Code that draws figures:

>> start

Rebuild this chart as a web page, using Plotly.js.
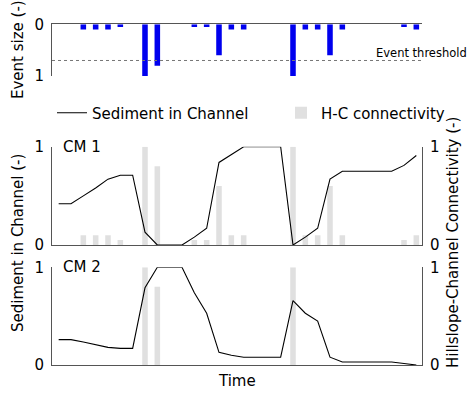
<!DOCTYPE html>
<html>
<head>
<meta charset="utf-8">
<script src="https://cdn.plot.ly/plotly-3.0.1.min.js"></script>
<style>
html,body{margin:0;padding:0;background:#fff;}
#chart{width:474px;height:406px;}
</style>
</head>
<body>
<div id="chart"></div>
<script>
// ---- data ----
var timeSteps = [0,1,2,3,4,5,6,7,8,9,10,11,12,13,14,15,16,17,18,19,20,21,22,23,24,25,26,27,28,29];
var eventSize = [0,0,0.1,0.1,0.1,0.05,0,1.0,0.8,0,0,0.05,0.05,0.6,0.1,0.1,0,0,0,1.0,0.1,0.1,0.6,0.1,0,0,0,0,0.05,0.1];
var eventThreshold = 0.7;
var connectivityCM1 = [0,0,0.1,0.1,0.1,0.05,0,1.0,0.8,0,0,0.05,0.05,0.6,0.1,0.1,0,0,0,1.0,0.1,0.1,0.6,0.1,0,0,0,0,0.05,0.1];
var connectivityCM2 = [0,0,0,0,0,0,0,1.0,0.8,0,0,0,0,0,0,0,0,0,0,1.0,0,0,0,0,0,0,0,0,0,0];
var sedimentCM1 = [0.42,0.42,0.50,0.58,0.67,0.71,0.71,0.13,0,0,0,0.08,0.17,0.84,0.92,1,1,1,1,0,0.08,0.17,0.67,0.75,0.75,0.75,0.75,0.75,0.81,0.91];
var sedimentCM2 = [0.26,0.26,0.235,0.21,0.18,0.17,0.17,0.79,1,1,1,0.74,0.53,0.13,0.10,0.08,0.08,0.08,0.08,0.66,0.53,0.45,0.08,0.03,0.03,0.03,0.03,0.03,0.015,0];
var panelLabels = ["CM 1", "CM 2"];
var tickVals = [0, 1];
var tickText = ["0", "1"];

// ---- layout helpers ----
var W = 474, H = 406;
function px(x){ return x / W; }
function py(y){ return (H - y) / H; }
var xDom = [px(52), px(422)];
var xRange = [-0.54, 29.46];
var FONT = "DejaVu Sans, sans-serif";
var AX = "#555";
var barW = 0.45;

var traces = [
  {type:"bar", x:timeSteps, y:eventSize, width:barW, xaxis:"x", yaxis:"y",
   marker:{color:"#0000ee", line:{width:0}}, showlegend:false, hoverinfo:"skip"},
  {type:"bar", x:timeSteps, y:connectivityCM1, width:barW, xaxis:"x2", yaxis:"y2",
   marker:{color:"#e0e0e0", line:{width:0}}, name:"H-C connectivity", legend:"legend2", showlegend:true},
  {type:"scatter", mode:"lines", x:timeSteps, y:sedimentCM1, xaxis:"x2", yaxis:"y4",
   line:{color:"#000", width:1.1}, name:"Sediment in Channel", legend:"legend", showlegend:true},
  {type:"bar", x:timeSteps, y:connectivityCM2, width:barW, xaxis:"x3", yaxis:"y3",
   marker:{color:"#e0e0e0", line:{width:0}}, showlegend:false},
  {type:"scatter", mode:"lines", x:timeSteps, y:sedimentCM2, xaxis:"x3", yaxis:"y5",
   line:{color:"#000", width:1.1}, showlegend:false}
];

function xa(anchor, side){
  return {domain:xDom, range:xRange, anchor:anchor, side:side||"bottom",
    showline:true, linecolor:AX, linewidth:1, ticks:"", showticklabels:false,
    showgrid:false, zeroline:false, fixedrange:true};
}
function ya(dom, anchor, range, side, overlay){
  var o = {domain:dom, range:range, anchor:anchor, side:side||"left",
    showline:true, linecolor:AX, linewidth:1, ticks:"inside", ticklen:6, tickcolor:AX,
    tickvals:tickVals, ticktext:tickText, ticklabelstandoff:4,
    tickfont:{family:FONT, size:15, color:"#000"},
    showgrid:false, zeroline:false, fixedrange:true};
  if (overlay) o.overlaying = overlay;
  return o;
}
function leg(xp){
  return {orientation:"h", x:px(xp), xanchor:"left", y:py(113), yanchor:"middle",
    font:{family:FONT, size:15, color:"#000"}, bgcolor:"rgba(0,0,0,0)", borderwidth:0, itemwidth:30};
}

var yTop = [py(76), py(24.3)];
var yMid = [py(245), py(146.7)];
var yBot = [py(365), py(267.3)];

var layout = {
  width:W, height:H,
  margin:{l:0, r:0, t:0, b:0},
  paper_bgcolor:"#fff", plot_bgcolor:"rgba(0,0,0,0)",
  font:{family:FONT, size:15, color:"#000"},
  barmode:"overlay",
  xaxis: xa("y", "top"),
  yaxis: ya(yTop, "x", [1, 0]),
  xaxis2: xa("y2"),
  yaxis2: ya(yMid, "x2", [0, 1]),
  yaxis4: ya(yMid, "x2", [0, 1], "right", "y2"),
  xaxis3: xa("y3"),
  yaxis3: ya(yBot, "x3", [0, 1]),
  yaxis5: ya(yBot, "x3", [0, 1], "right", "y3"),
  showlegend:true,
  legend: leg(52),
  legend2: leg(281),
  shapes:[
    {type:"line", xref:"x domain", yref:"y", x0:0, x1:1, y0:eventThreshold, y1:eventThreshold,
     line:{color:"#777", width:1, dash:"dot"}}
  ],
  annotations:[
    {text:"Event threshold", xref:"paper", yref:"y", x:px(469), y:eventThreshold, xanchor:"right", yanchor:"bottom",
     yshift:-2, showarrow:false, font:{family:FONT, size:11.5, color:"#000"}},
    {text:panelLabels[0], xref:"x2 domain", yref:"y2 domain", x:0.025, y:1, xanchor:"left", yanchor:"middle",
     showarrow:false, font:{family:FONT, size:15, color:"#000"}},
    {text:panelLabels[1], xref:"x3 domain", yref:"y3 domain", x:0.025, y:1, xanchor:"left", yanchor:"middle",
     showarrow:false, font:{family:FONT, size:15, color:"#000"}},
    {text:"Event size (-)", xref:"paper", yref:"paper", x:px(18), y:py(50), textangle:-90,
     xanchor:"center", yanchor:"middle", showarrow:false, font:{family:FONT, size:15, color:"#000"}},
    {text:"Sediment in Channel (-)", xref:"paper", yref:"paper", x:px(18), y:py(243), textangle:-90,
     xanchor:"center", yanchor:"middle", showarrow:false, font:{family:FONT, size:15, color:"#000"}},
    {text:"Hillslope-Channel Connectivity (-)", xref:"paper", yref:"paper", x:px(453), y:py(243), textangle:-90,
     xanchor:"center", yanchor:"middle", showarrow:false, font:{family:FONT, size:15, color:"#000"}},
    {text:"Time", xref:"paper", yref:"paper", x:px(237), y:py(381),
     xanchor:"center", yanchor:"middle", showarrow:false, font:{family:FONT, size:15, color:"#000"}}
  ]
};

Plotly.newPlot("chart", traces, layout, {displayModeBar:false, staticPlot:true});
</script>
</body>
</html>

>> end
>> start

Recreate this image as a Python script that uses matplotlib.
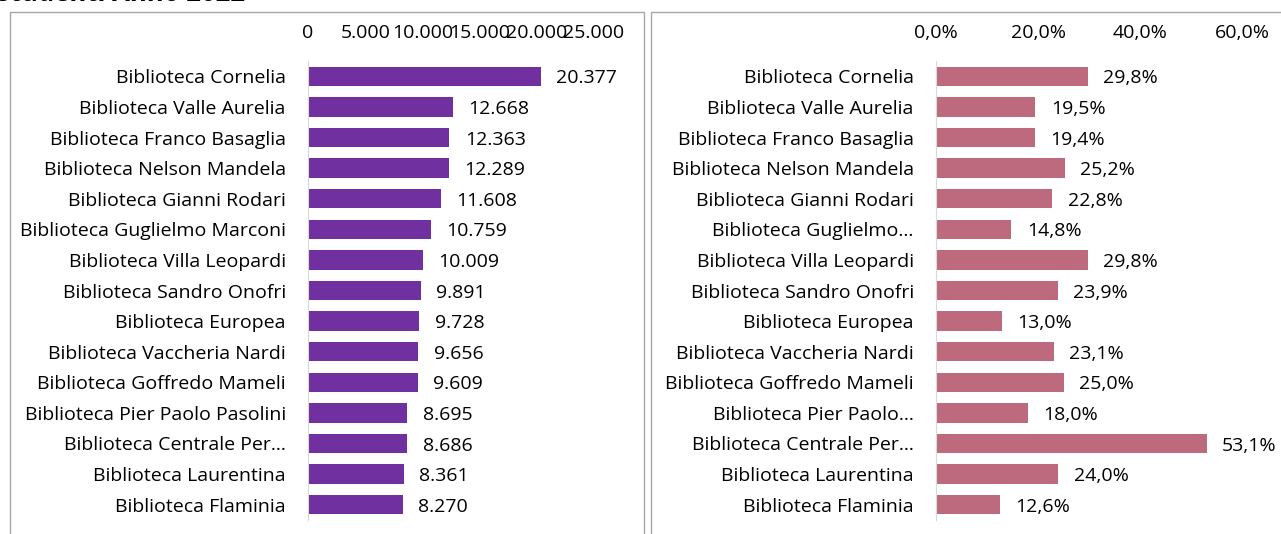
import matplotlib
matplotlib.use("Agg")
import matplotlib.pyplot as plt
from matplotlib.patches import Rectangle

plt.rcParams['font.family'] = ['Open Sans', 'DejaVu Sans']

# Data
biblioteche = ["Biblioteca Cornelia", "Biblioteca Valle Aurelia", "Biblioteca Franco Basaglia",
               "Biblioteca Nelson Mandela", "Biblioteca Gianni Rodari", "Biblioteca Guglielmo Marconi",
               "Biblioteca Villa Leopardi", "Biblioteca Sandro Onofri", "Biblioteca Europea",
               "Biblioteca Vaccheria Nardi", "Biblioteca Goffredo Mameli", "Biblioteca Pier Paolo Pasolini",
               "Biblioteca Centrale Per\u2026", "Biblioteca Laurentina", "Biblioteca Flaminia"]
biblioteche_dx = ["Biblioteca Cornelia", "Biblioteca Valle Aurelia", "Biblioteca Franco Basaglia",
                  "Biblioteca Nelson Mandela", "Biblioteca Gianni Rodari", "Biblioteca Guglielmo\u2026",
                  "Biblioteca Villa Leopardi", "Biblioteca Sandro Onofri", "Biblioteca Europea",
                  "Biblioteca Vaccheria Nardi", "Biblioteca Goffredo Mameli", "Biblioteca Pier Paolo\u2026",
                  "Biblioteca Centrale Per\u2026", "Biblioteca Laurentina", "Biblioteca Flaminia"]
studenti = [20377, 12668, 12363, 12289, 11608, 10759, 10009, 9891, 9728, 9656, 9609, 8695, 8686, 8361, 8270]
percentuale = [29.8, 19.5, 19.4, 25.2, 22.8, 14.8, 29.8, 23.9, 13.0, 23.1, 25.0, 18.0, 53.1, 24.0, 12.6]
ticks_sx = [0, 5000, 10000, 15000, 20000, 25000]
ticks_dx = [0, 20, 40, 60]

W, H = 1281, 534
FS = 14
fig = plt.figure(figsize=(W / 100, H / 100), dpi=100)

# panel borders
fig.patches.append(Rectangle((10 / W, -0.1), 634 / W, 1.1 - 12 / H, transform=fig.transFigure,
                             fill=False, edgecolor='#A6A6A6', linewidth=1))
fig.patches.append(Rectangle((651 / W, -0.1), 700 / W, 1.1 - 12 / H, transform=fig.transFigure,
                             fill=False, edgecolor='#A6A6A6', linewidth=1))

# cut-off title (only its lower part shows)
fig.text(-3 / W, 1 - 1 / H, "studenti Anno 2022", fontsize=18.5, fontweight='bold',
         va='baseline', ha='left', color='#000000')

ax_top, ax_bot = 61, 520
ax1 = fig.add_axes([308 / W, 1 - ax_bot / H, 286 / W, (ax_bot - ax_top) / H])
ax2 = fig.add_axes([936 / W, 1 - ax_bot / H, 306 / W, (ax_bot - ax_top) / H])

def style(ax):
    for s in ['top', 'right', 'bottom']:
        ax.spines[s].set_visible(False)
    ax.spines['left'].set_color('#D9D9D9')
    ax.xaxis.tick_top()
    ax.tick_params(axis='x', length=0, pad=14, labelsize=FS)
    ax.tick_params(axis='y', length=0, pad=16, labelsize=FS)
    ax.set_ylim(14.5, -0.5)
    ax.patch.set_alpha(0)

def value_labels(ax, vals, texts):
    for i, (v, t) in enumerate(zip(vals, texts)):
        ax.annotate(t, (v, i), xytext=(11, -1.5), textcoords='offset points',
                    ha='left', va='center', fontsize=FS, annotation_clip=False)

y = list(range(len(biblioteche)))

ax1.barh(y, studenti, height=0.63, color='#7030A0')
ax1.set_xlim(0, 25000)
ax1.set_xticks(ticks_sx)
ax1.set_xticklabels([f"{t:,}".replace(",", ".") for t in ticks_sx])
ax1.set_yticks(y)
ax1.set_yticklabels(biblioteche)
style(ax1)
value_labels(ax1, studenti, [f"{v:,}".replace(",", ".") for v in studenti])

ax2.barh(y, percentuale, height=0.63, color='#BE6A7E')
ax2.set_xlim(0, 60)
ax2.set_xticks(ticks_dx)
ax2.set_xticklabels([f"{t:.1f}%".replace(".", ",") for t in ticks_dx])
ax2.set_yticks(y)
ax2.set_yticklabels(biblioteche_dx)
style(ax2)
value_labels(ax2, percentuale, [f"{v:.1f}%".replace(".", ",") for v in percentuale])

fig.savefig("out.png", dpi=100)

>> end

**Aim of the task**
Write out the lines from the one containing "Recreate this image" down to the one containing "plt.rcParams['font.family'] = ['Open", both included, exactly as they appear. Leave out any pictures.

**Solved exercise**
Recreate this image as a Python script that uses matplotlib.
import matplotlib
matplotlib.use("Agg")
import matplotlib.pyplot as plt
from matplotlib.patches import Rectangle

plt.rcParams['font.family'] = ['Open Sans', 'DejaVu Sans']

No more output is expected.